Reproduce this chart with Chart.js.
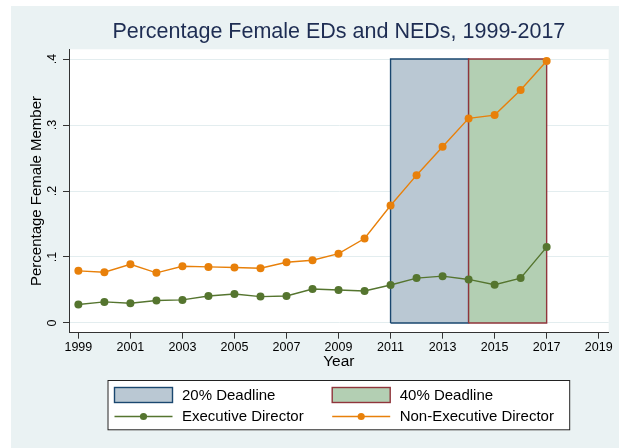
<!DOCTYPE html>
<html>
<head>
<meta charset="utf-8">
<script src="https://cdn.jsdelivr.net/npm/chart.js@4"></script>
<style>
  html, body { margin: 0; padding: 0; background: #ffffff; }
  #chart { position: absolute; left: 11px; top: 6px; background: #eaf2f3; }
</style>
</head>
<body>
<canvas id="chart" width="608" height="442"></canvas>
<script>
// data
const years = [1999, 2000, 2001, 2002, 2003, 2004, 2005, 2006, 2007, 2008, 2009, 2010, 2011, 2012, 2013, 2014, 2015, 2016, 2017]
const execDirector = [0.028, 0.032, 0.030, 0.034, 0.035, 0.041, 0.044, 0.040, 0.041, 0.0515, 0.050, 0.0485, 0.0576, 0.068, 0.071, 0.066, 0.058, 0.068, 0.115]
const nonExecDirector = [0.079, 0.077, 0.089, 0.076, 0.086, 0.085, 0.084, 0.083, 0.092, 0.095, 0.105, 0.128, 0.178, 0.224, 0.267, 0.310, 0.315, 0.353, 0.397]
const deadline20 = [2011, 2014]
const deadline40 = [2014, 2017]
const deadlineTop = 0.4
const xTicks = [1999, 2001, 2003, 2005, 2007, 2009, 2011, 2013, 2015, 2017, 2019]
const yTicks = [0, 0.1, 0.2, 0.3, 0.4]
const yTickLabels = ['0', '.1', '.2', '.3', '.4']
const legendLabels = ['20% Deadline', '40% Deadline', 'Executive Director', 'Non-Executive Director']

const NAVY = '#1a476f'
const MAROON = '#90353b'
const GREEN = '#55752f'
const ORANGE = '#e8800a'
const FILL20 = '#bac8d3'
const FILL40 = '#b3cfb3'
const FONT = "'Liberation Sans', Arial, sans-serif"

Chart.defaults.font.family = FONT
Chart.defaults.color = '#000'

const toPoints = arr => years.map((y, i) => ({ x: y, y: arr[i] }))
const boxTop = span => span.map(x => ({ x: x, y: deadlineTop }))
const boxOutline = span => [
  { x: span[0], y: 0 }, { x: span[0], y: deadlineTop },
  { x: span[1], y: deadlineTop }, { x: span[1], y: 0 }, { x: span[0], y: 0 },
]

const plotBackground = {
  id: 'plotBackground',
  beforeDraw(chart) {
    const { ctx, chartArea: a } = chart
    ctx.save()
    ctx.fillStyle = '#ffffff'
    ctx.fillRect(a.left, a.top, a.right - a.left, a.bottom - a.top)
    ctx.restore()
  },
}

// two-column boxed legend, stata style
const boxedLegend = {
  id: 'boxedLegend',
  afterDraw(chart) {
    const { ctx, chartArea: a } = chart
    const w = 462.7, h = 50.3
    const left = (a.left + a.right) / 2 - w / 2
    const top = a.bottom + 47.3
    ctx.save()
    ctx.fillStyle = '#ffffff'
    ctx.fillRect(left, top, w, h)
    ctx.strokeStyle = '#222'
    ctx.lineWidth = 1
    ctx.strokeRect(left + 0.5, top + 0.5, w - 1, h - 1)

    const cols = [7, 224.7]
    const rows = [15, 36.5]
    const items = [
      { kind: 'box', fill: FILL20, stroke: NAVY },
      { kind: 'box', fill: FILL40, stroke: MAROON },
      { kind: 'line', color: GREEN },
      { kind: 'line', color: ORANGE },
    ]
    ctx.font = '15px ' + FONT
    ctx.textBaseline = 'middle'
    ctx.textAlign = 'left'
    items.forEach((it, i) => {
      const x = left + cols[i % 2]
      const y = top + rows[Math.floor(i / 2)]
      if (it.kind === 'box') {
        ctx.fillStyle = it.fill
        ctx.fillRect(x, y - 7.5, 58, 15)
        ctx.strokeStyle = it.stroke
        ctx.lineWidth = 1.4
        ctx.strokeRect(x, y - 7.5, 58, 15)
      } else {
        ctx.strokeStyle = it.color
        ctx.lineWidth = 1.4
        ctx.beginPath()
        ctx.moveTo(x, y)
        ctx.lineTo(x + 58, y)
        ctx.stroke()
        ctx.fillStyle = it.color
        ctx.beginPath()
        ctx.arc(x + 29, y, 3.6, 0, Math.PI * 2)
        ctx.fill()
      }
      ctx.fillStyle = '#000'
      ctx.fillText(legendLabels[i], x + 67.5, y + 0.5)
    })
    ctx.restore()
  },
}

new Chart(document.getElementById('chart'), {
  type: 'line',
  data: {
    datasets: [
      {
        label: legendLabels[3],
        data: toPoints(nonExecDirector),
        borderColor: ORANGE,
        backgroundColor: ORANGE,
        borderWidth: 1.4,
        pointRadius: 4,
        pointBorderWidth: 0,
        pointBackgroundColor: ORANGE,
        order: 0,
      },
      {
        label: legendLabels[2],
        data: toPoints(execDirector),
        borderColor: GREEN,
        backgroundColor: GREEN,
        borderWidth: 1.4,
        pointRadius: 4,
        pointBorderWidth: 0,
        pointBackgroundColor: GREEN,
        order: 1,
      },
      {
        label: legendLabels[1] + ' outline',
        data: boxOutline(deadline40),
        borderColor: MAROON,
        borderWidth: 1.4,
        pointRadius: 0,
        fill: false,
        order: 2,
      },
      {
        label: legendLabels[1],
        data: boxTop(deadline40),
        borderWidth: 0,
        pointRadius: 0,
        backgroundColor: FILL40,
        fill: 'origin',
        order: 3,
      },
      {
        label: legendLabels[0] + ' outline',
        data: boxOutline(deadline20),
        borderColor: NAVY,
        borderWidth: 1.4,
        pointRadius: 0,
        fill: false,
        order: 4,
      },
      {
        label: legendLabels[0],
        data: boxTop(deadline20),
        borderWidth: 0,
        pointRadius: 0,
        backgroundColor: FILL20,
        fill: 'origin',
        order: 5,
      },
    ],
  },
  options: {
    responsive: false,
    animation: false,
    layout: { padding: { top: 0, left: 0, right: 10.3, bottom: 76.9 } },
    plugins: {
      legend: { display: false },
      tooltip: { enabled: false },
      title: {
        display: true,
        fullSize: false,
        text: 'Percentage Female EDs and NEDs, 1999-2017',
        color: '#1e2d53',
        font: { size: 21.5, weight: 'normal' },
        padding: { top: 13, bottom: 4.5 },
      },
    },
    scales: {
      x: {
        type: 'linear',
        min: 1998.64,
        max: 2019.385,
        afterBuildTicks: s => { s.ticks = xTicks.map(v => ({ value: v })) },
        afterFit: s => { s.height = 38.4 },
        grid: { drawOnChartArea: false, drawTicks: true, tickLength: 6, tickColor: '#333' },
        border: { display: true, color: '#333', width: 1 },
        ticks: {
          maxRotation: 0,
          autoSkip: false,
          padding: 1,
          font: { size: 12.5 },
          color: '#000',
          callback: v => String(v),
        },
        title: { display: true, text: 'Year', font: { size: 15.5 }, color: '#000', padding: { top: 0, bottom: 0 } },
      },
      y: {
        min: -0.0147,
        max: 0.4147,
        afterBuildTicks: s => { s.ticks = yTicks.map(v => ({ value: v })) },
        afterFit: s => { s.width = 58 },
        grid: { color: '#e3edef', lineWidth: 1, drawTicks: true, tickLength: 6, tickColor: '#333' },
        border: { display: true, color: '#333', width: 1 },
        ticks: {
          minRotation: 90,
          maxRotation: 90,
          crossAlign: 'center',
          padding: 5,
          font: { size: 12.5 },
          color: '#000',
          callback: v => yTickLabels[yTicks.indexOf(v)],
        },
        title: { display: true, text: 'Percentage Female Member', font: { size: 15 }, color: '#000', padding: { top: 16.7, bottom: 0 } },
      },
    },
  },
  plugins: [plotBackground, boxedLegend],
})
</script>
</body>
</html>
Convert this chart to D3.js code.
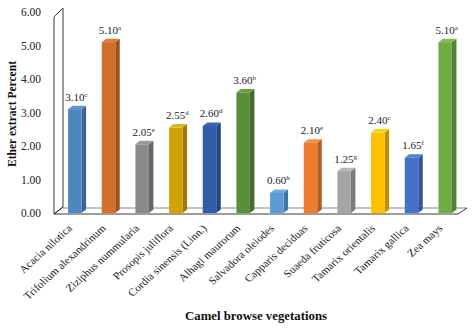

★ ★ ★ ★

== Exercise description ==
Please reproduce, word for word, every line from the first line of the records above through the line containing "Chart.defaults.color = '#000'", and leave out the pictures.

== Output of the task ==
Reproduce this chart with Chart.js.
<!DOCTYPE html>
<html>
<head>
<meta charset="utf-8">
<script src="https://cdn.jsdelivr.net/npm/chart.js@4"></script>
<style>
  html, body { margin: 0; padding: 0; background: #ffffff; }
  #chart { position: absolute; left: 11px; top: 6px; background: #eaf2f3; }
</style>
</head>
<body>
<canvas id="chart" width="608" height="442"></canvas>
<script>
// data
const years = [1999, 2000, 2001, 2002, 2003, 2004, 2005, 2006, 2007, 2008, 2009, 2010, 2011, 2012, 2013, 2014, 2015, 2016, 2017]
const execDirector = [0.028, 0.032, 0.030, 0.034, 0.035, 0.041, 0.044, 0.040, 0.041, 0.0515, 0.050, 0.0485, 0.0576, 0.068, 0.071, 0.066, 0.058, 0.068, 0.115]
const nonExecDirector = [0.079, 0.077, 0.089, 0.076, 0.086, 0.085, 0.084, 0.083, 0.092, 0.095, 0.105, 0.128, 0.178, 0.224, 0.267, 0.310, 0.315, 0.353, 0.397]
const deadline20 = [2011, 2014]
const deadline40 = [2014, 2017]
const deadlineTop = 0.4
const xTicks = [1999, 2001, 2003, 2005, 2007, 2009, 2011, 2013, 2015, 2017, 2019]
const yTicks = [0, 0.1, 0.2, 0.3, 0.4]
const yTickLabels = ['0', '.1', '.2', '.3', '.4']
const legendLabels = ['20% Deadline', '40% Deadline', 'Executive Director', 'Non-Executive Director']

const NAVY = '#1a476f'
const MAROON = '#90353b'
const GREEN = '#55752f'
const ORANGE = '#e8800a'
const FILL20 = '#bac8d3'
const FILL40 = '#b3cfb3'
const FONT = "'Liberation Sans', Arial, sans-serif"

Chart.defaults.font.family = FONT
Chart.defaults.color = '#000'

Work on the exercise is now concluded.